GSK will conduct a post-marketing study once ongoing safety is ensured and as more people become exposed to the vaccine. There will be further monitoring by the Medicines and Healthcare products Regulatory Agency, an agency in the UK’s Department of Health.
Even with the most stringent safety regulations, without adequate capacity and preparation in a country’s healthcare sector the vaccine still might not be able to reach all of those in need of the inoculation.
Along that line, national health services around the world have begun to turn to the private sector for assistance. India has been proactive in designating certain hospitals to treat H1N1 patients and Saudi Arabia’s government has announced it will bear the cost of treating all influenza patients whether they are in private or public care.
In the UK, the British Medical Association is negotiating what additional funding doctors will receive to carry out swine flu vaccinations, with UK newspaper The Times reporting that the figure could be as much as £300m. The union has been lobbying for the extra cash equalling £6.92 per patient to deliver the inoculation that will be given alongside the seasonal flu jab. But the action has provoked widespread criticism, with many stating it is a general practitioner’s duty to provide frontline care.
Many countries are expecting delivery to begin in October 2009, missing the start of the school season. Nevertheless, it is children that stand at the forefront of the inoculation programme. Alongside this group are childcare providers and healthcare staff.
With clinical trial results not yet released there are still many unknowns and emergency capacity planning around the world is being carried out based on a series of guesses. Until they know the facts about just how many doses pharmaceutical firms will be able to produce in the first few months of a vaccine being released, there is only so much hospitals, doctor’s surgeries and governments can do.

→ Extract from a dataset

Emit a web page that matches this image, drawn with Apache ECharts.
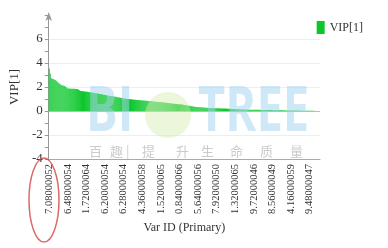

In the meantime, rigorous standards are being set up with, for example, the UAE’s National Supervisory Committee for Combating Swine Flu warning that legal action will be taken against any hospital – public or private – that violates the government’s directives in dealing with the disease. Violations include negligence towards any patient with swine flu symptoms and inspection teams have been set up to monitor whether standards are being met.
So while some are working around the clock all others can do is put in place preparation procedures until the real work can be done. In the meantime, antivirals are still being distributed, national hotlines set up and hopes pinned on the virus not mutating further or becoming more virulent in the future.